When to stop removing variables from linear regression model I have a dataset of 150 observations and I want to make a linear model to try to explain relations. I use backwards regression. When I keep all variables (10), I have an adjusted R² value of 0.8076. When I remove the variables with p-values higher than 5% in order from highest to lowest, the adjusted R² value goes up to 0.8189. This leaves me with 6 variables, which is still quite a lot. Adding the $log_{10}$ of one of the variables also improves the R² variable ever so slightly to 0.8259, doing this let's me remove a different variable since its p-value has rised to 16%. Removing more variables drops the adjusted R² value to $\approx$ 0.79xx depending on which variable I remove.
My question is, when should I stop removing variables? As soon as I see the adjusted R²-value drop or should I wait until my adjusted R² value drops below a certain value? Or should I look at something else?
Thanks in advance!
 A: RSquare just tells you how your model fits the data you feed it.  It does not tell you whether your model makes sense (explanatory) or is it predictive (meaning does it really work).  A high RSquare can often be the result of a model that is highly overfit with way too many variables, including weird variable transformation.  But, the minute you test it on new data, the model performs poorly.
Given that, check out a few things:
a) Does the sign of the regression coefficients of your variables are supportive of the underlying logic of the model.  If not, you have to eliminate that variable because it infuses really bad noise into your model.
b) Does your model predict well on new data? Hold out, out-of-sample, cross validation testing... whatever method of new data you want to use is fine.

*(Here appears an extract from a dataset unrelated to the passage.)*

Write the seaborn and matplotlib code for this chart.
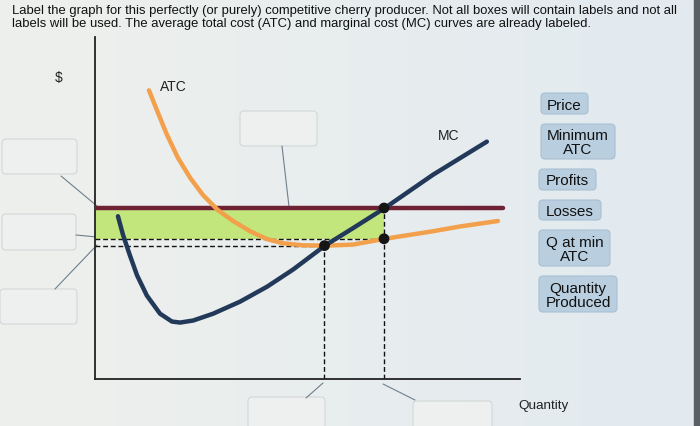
import numpy as np
import pandas as pd
import matplotlib.pyplot as plt
import seaborn as sns
from matplotlib.patches import FancyBboxPatch

# valores (Quantidade 0-10, $ 0-10)
price = 5.0
atc_at_q = 4.1
min_atc = 3.9
q_min = 5.4
q_prod = 6.8
price_end = 9.6

atc_q = [1.27, 1.46, 1.69, 1.95, 2.24, 2.54, 2.89, 3.25, 3.65, 4.05, 4.42, 4.89,
         5.41, 6.07, 6.82, 7.95, 8.59, 9.48]
atc_cost = [8.44, 7.85, 7.15, 6.47, 5.88, 5.38, 4.94, 4.62, 4.32, 4.09, 3.97, 3.91,
            3.90, 3.93, 4.10, 4.32, 4.46, 4.62]

mc_q = [0.54, 0.66, 0.82, 0.99, 1.22, 1.53, 1.81, 2.0, 2.31, 2.78, 3.41, 4.05,
        4.66, 5.41, 6.07, 6.82, 7.95, 9.22]
mc_cost = [4.76, 4.21, 3.62, 3.03, 2.44, 1.91, 1.68, 1.65, 1.71, 1.91, 2.26, 2.70,
           3.20, 3.90, 4.41, 5.00, 5.97, 6.94]

labels = ['Price', 'Minimum\nATC', 'Profits', 'Losses', 'Q at min\nATC', 'Quantity\nProduced']

sns.set_style('white')
plt.rcParams['font.family'] = ['Liberation Sans', 'DejaVu Sans']

fig = plt.figure(figsize=(7, 4.27), dpi=100)

# fundo (foto da tela)
bg = fig.add_axes([0, 0, 1, 1])
bg.set_xlim(0, 700)
bg.set_ylim(427, 0)
bg.axis('off')
grad = np.linspace(0, 1, 256)[None, :, None]
c0 = np.array([238, 240, 236]) / 255
c1 = np.array([226, 234, 240]) / 255
bg.imshow(c0 + (c1 - c0) * grad, extent=(0, 700, 427, 0), aspect='auto', interpolation='bilinear')
bg.add_patch(plt.Rectangle((694, 0), 6, 427, color='#5a5f63'))

bg.text(12, 11, 'Label the graph for this perfectly (or purely) competitive cherry producer. Not all boxes will contain labels and not all',
        fontsize=9.4, va='center', color='#111')
bg.text(12, 24, 'labels will be used. The average total cost (ATC) and marginal cost (MC) curves are already labeled.',
        fontsize=9.4, va='center', color='#111')
bg.text(55, 78, '$', fontsize=10, va='center', color='#222')
bg.text(160, 87, 'ATC', fontsize=10, va='center', color='#222')
bg.text(438, 136, 'MC', fontsize=10, va='center', color='#222')
bg.text(518, 406, 'Quantity', fontsize=9.7, va='center', color='#222')

# caixas vazias + linhas guia
empty_boxes = [(2, 140, 75, 35), (2, 215, 74, 36), (0, 290, 77, 35),
               (240, 112, 77, 35), (248, 398, 77, 32), (413, 402, 79, 30)]
for x, y, w, h in empty_boxes:
    bg.add_patch(FancyBboxPatch((x, y), w, h, boxstyle='round,pad=0,rounding_size=4',
                                fc='#eef0ef', ec='#d3d7d8', lw=0.8))
leaders = [((61, 177), (97, 207)), ((76, 236), (97, 238)), ((55, 290), (97, 246)),
           ((282, 147), (291, 225)), ((306, 399), (323, 384)), ((383, 385), (415, 401))]
for (x0, y0), (x1, y1) in leaders:
    bg.plot([x0, x1], [y0, y1], color='#6f7f8c', lw=0.8)

# etiquetas a direita
label_boxes = [(541, 94, 47, 21), (541, 125, 74, 35), (539, 170, 57, 21),
               (539, 201, 62, 20), (539, 231, 71, 36), (539, 277, 78, 36)]
for (x, y, w, h), lab in zip(label_boxes, labels):
    bg.add_patch(FancyBboxPatch((x, y), w, h, boxstyle='round,pad=0,rounding_size=4',
                                fc='#b9cfe0', ec='#a9c0d2', lw=0.8))
    bg.text(x + w / 2, y + h / 2 + 1, lab, fontsize=11, ha='center', va='center',
            color='#111', linespacing=1.0)

# grafico principal
ax = fig.add_axes([95 / 700, 1 - 380 / 427, 425 / 700, 342 / 427])
ax.set_facecolor('none')
ax.set_xlim(0, 10)
ax.set_ylim(0, 10)
ax.set_xticks([])
ax.set_yticks([])
for s in ['top', 'right']:
    ax.spines[s].set_visible(False)
for s in ['left', 'bottom']:
    ax.spines[s].set_color('#222')
    ax.spines[s].set_linewidth(1.3)

ax.fill_between([0, q_prod], atc_at_q, price, color='#c2e67c', lw=0, zorder=1)

dash = dict(color='#111', lw=1.0, linestyle=(0, (3.5, 2)), zorder=2)
ax.plot([0, q_prod], [atc_at_q, atc_at_q], **dash)
ax.plot([0, q_min], [min_atc, min_atc], **dash)
ax.plot([q_min, q_min], [0, min_atc], **dash)
ax.plot([q_prod, q_prod], [0, price], **dash)

sns.lineplot(x=[0, price_end], y=[price, price], ax=ax, color='#6e2233', lw=3.2, zorder=3)
sns.lineplot(x=atc_q, y=atc_cost, ax=ax, sort=False, color='#f2a04c', lw=3.2, zorder=3)
sns.lineplot(x=mc_q, y=mc_cost, ax=ax, sort=False, color='#22395a', lw=3.2, zorder=4)
sns.scatterplot(x=[q_min, q_prod, q_prod], y=[min_atc, atc_at_q, price], ax=ax,
                s=60, color='#151515', edgecolor='none', zorder=5)

fig.savefig('out.png', dpi=100)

Here is what I would do... Use as a benchmark the model with the fewer variables that give you a pretty descent R Square.  And, you like all the variables from an explanatory standpoint including directional signs that make sense.  And, then test any other model with more variables on an out-of-sample basis using any of the techniques mentioned above.
You will often find that the simpler benchmark model with fewer variables performs better in terms of out-of-sample testing.  And, that is what matters.